The latest closure in extends the no-fish zone farther east, well into the middle of the Gulf.

Fishermen have until Tuesday at 3 p.m. to remove any fishing gear in the area.

Maritime Fishermen’s Union president Carl Allen says this closure of one smaller area is not overly concerning as much of the quota has already been reached. 

“When you look at the location and where it is, it’s out on the snow crab grounds and it’s not of a huge concern at this point of the game because I think, at this point, we’re over 90 per cent of the quota is caught.” 

Some individual fishermen have already filled their quota and are finished, he said. 

“It’s not of huge consequence considering the location of where it’s at and the timing of it.”

But Allen said fishermen must still cope with the “complex protocols” that accompany every closure order. 

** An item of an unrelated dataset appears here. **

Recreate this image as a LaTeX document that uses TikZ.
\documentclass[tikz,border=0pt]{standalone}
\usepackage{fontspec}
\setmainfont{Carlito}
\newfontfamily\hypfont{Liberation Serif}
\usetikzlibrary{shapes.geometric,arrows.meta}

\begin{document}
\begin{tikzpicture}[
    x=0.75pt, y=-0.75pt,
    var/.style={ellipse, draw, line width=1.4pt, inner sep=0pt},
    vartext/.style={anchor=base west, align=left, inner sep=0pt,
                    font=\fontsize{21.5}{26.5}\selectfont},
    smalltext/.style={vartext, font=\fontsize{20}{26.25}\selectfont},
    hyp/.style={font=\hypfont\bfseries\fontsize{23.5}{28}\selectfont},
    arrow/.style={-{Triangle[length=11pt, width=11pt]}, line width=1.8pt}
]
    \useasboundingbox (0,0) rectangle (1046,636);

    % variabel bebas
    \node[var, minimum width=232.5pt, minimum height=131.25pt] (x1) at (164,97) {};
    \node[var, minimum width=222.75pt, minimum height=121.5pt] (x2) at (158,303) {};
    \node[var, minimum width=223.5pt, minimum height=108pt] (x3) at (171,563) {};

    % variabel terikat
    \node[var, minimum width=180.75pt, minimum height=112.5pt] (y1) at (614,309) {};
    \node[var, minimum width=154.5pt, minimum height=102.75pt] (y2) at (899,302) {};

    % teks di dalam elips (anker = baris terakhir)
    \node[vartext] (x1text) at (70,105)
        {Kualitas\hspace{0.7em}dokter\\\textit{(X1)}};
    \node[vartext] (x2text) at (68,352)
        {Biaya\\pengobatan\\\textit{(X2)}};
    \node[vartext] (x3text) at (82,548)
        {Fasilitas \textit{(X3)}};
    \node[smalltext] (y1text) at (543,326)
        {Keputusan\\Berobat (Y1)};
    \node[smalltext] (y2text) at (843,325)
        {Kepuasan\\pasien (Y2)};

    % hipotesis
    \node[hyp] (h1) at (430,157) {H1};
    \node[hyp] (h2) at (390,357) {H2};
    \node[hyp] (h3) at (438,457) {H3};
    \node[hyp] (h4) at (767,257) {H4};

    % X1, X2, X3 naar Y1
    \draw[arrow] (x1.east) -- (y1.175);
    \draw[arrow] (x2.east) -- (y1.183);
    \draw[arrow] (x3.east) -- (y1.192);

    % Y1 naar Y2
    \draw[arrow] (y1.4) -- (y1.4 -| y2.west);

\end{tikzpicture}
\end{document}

“Every time we get an email with notice to harvesters, alerting us to another closure, it’s like those few seconds that it takes to load the map up to see where the closure is, are like the longest few seconds in your life some days.” 

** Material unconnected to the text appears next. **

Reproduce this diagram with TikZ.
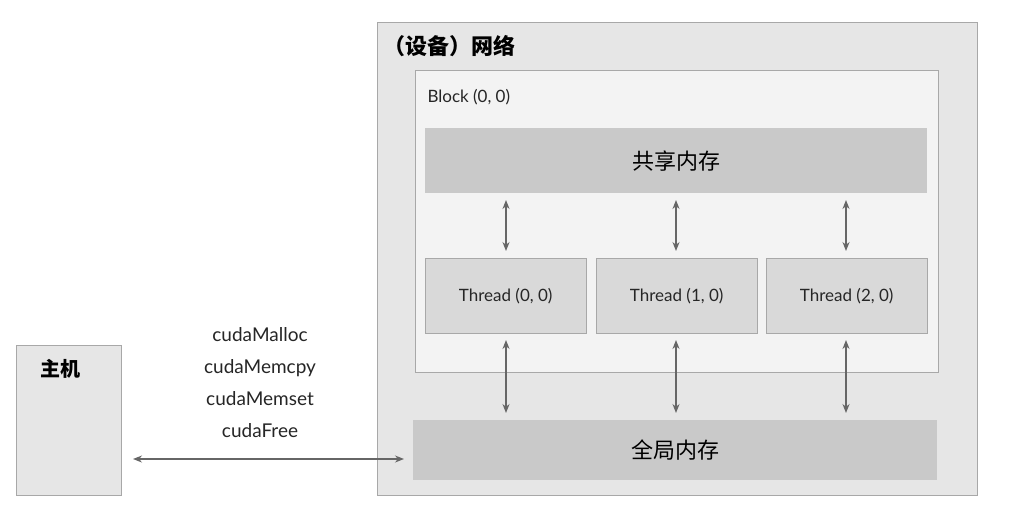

This is the seventh closure of a fishing area over the last month in the waters off northern New Brunswick that has forced crab fishermen and lobster fishermen to move their fishing gear to other areas. 

A fishing area was also closed June 18 in the Bay of Fundy after a right whale was spotted there. 

All  the closures still remain in effect until further notice. 

18 right whale deaths

Since January 2017, there have been 18 deaths of North Atlantic right whales in U.S. and Canadian waters — 12 off the Canadian coast and six off the U.S. 

To date, there are only 100 breeding females remaining in a population of about 450 North Atlantic right whales.

Up to 75 right whales have been spotted in the southern part of the Gulf of St. Lawrence so far this year, officials said.

The fishery closure is just one of the measures taken by the department to try to save North Atlantic right whales. New rules also require ships to slow down in some areas.

Allen said he feels the general consensus is the right whales being in the area is more of a trend than an anomaly. 

​”I think this is something we will be dealing with year in and year out. In the future we’re going to have to come up with some more thought out plans.” 

This includes not closing the static closure zone too early so the area outside it doesn’t get overfished or exploited year after year. 

“That static closure is worth 25 per cent of the tack last year. That’s a huge portion of the crab that comes out of the water and if we can’t have access to that you run that risk of you might actually collapse that resource.” 

Allen said MFU will have to sit with DFO again to discuss how it can be done in 2019 so the objectives of not entangling right whales but have a fishery that is better managed.